This week, Nike (NYSE:NKE) released earnings that were well appreciated by the market, sending shares of the world's largest footwear maker up 10% after the release. Nike noted strong growth in multiple divisions, including continued significant growth of Converse All-Star branded footwear. The company also noted strength in many emerging markets, including the belief that Brazil could be a billion dollar market by the middle of the decade.
All-Star model shoes predate Nike ownership and Converse predates Nike itself, being founded in 1908 and first selling the All-Star in 1917. Nike bought the company in 2003 for about $305 million. Nike's use of the All-Star and other Converse branding serves both the casual shoe niche and lower cost sport shoes. Nike attempts to use Converse to expand overall market share by without affecting its core sales under the Nike brand. Nike recorded that Converse accounted for $1.1 billion in sales over the last fiscal year, approximately 15% growth over last year.

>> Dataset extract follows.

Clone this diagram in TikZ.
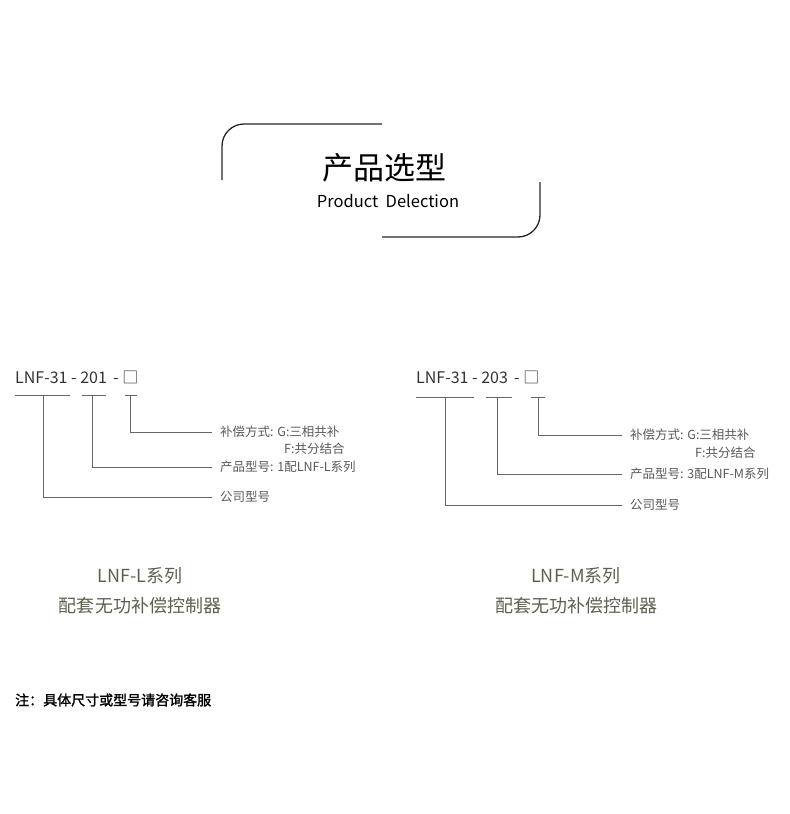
\documentclass[tikz,border=0pt]{standalone}
\usepackage{fontspec}
\setmainfont{Noto Sans CJK SC}
\newfontfamily\cjkb[FakeBold=1.5]{Noto Sans CJK SC}
\begin{document}
\begin{tikzpicture}[x=1bp,y=-1bp,
  lbl/.style={anchor=west,inner sep=0,text=black!65,font=\fontsize{12.5bp}{14bp}\selectfont},
  code/.style={anchor=west,inner sep=0,text=black!80,font=\fontsize{16bp}{18bp}\selectfont},
  captxt/.style={inner sep=0,text={rgb,255:red,95;green,95;blue,80},font=\fontsize{18bp}{20bp}\selectfont},
  ln/.style={draw=black!60,line width=0.6bp},
  frame/.style={draw=black!85,line width=1.3bp}]
\useasboundingbox (0,0) rectangle (790,814);
% title frame
\coordinate (tl) at (222,180);
\coordinate (tr) at (382,124);
\coordinate (br) at (540,182);
\coordinate (bl) at (382,237);
\draw[frame] (tl) -- (222,146) arc[start angle=180,end angle=270,radius=22] -- (tr);
\draw[frame] (br) -- (540,215) arc[start angle=0,end angle=90,radius=22] -- (bl);
\node[inner sep=0,font=\fontsize{31bp}{33bp}\selectfont] (t1) at (384,168) {产品选型};
\node[inner sep=0,font=\fontsize{16.5bp}{18bp}\selectfont] (t2) at (388,201) {Product\ \ Delection};
% left
\node[code] (c1) at (15,377) {LNF-31 - 201 \,- □};
\coordinate (a1) at (43,395); \coordinate (a2) at (92,395); \coordinate (a3) at (130,395);
\draw[ln] (15,395) -- (70,395); \draw[ln] (82,395) -- (106,395); \draw[ln] (125,395) -- (137,395);
\node[lbl] (l3) at (220,432) {补偿方式: G:三相共补};
\node[lbl] (l3b) at (284,449) {F:共分结合};
\node[lbl] (l2) at (220,467) {产品型号: 1配LNF-L系列};
\node[lbl] (l1) at (220,497) {公司型号};
\draw[ln] (a3) |- ([xshift=-8bp]l3.west);
\draw[ln] (a2) |- ([xshift=-8bp]l2.west);
\draw[ln] (a1) |- ([xshift=-8bp]l1.west);
% right
\node[code] (c2) at (416,377) {LNF-31 - 203 \,- □};
\coordinate (b1) at (445,397); \coordinate (b2) at (497,397); \coordinate (b3) at (538,397);
\draw[ln] (416,397) -- (474,397); \draw[ln] (486,397) -- (512,397); \draw[ln] (531,397) -- (545,397);
\node[lbl] (r3) at (630,435) {补偿方式: G:三相共补};
\node[lbl] (r3b) at (695,453) {F:共分结合};
\node[lbl] (r2) at (630,474) {产品型号: 3配LNF-M系列};
\node[lbl] (r1) at (630,505) {公司型号};
\draw[ln] (b3) |- ([xshift=-8bp]r3.west);
\draw[ln] (b2) |- ([xshift=-8bp]r2.west);
\draw[ln] (b1) |- ([xshift=-8bp]r1.west);
% captions
\node[captxt] (k1) at (140,576) {LNF-L系列};
\node[captxt] (k2) at (140,606) {配套无功补偿控制器};
\node[captxt] (k3) at (576,576) {LNF-M系列};
\node[captxt] (k4) at (576,606) {配套无功补偿控制器};
\node[anchor=west,inner sep=0,font=\cjkb\fontsize{14bp}{16bp}\selectfont] (n) at (15,700) {注：具体尺寸或型号请咨询客服};
\end{tikzpicture}
\end{document}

The standard All-Star appears far more of a fashionable casual shoe than one chosen for comfort or performance. Nonetheless, Nike's technology and manufacturing capacity can be applied to the brand to expand it into some sport categories such as basketball and golf, among others. Several other well-known casual/sport shoe brands exist that appear somewhat comparable to Converse, such as Vans, K-Swiss (NASDAQ:KSWS) and Skechers (NYSE:SKX). Vans is a subsidiary of VF Corporation (NYSE:VFC), which owns multiple other apparel brands and is currently acquiring The Timberland Company (NYSE:TBL). The other two brands are still indepentent.
Skechers recently dramatically expanded its brand into the growing and controversial toning shoe category that it helped create. While many of the sports-shoe makers also grabbed market share within the toning market, including Adidas (OTCQX:ADDYY) through Reebok, Nike has largely refrained from joining them. Nike has preferred innovations that integrate digital technology into its core products, though it has also helped develop the toe-shoe or free-running category that is also relatively new and somewhat controversial. Many have argued that toning and/or toe-shoe businesses are faddish, but the market has not yet spoken.
The Skechers brand also offers several style oriented shoe options for adults and children, and also competes against these named brands and others for skateboard and alternative sport consumers. Skechers is presently worth approximately $718 million, with about $89 million in debt and $197 million in cash. Skechers has a significant level of its shares sold short.
K-Swiss was founded in 1966 and introduced the first leather tennis shoe to market. The company now competes in sports and casual categories, including several vintage-style offerings that are highly comparable to the All-Star lineup. The company has also seen significant growth in Europe and elsewhere internationally. K-Swiss has a market valuation of approximately $390 million, with $6.6 million in debt and $82.4 million in cash. The company also lost about $70 million over the last 12 months and also has a high level shares sold short.
Both Skechers and K-Swiss appear to be brands that a company with the resources and capacity of Nike could run more efficiently than their present management, though the brands would likely lose nimbleness and some status as an alternatively branded product. These companies have shown the ability to survive through prior difficult markets, but as Converse’s bankruptcy in 2001 showed, even longstanding footwear brands can fall. The current market includes dramatically rising material and distribution costs, and if these rising costs couple with a softening market, some consolidation within footwear may be inevitable.